- Born: August 17, 1910 Vitória, Espírito Santo, Brazil
- Died: December 19, 2015 (aged 105) Tempe, Arizona, U.S.
- Citizenship: Brazilian, American
- Occupations: Author, chef, longevity advocate
- Known for: Promoted longevity, natural diet, and health advocacy; claimed supercentenarian status
- Spouse: Married twice
- Children: 3
- Website: agelesslivemorestore.com

= Bernando LaPallo =

Bernando LaPallo (August 17, 1910 – December 19, 2015) was a Brazilian-American author, chef, and public speaker who gained public attention as a claimed supercentenarian. He widely asserted that he was born on August 17, 1901, which would have made him 114 years old at the time of his death. However, public records, census data, and military documentations indicate that he was born in either 1906 or 1910, making him a semi-supercentenarian at age 105 or 109.

During his later years, LaPallo authored books on nutrition, wellness, and healthy aging, attributing his vitality and long life to a strict diet of natural foods, regular physical exercise, and daily skin care regimens.

== Early life ==
According to LaPallo's accounts, he was born in Vitória, Brazil, and moved with his family to the United States around the age of five, settling in New York City, where he lived for over nine decades. He claimed that his longevity ran in the family, stating that his mother lived to age 105, his grandmother lived to 108, and his father—a practicing physician—lived to 99.

LaPallo studied culinary arts and health sciences, subsequently working as a chef and massage therapist throughout his professional career.

== Age verification controversy ==
In his later life, LaPallo claimed to have been born on August 17, 1901. As he began appearing in news media, written interviews, and online wellness campaigns promoting his books, researchers evaluated his claims against public domain records. Media outlets and official verification bodies noted that he lacked official proof of birth from 1901.

Independent research into public archives, including U.S. census entries, World War II draft records, and his official death certificate, suggested that LaPallo was born years later than he claimed, with official documentation supporting birth years of circa 1906 or 1910. Consequently, demography and gerontology organizations classified his claim of being born in 1901 as unvalidated or debunked, placing his true age at death as 105 years, 124 days (assuming a 1910 birth date). Critics noted that the longevity products and books sold during his public advocacy created a commercial incentive for age inflation.

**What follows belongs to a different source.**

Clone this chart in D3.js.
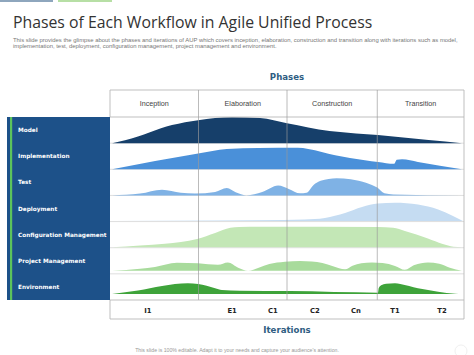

== Longevity claims and lifestyle ==
LaPallo gained widespread attention in health and lifestyle media for maintaining physical mobility, cognitive clarity, and smooth skin well past his 100th birthday. He frequently cited five specific foods as the core components of his daily nutritional regimen:
- Garlic: Consumed raw or cooked for its medicinal and immune-boosting properties.
- Honey: Used as a natural sweetener in place of refined sugar.
- Cinnamon: Added to beverages and food for anti-inflammatory benefits and blood sugar control.
- Dark chocolate: Consumed in moderation for antioxidants.
- Olive oil: Consumed orally and used topically as a moisturizer for skin care.

In addition to his diet, LaPallo emphasized daily physical exercise, including walking at least one to two miles every day, avoiding red meat and processed foods, drinking clean water, keeping an active mind through reading, and maintaining spiritual faith and peace of mind.

== Later years and death ==
LaPallo published his health philosophy in his book Age Less, Live More: Achieving Health and Longevity, which led to appearances on television news segments, public lectures, and web seminars.

He spent the final years of his life residing in Tempe, Arizona. He outlived two wives and two of his three children, including American actress Lee Chamberlin. LaPallo died of natural causes at his home in Tempe on December 19, 2015.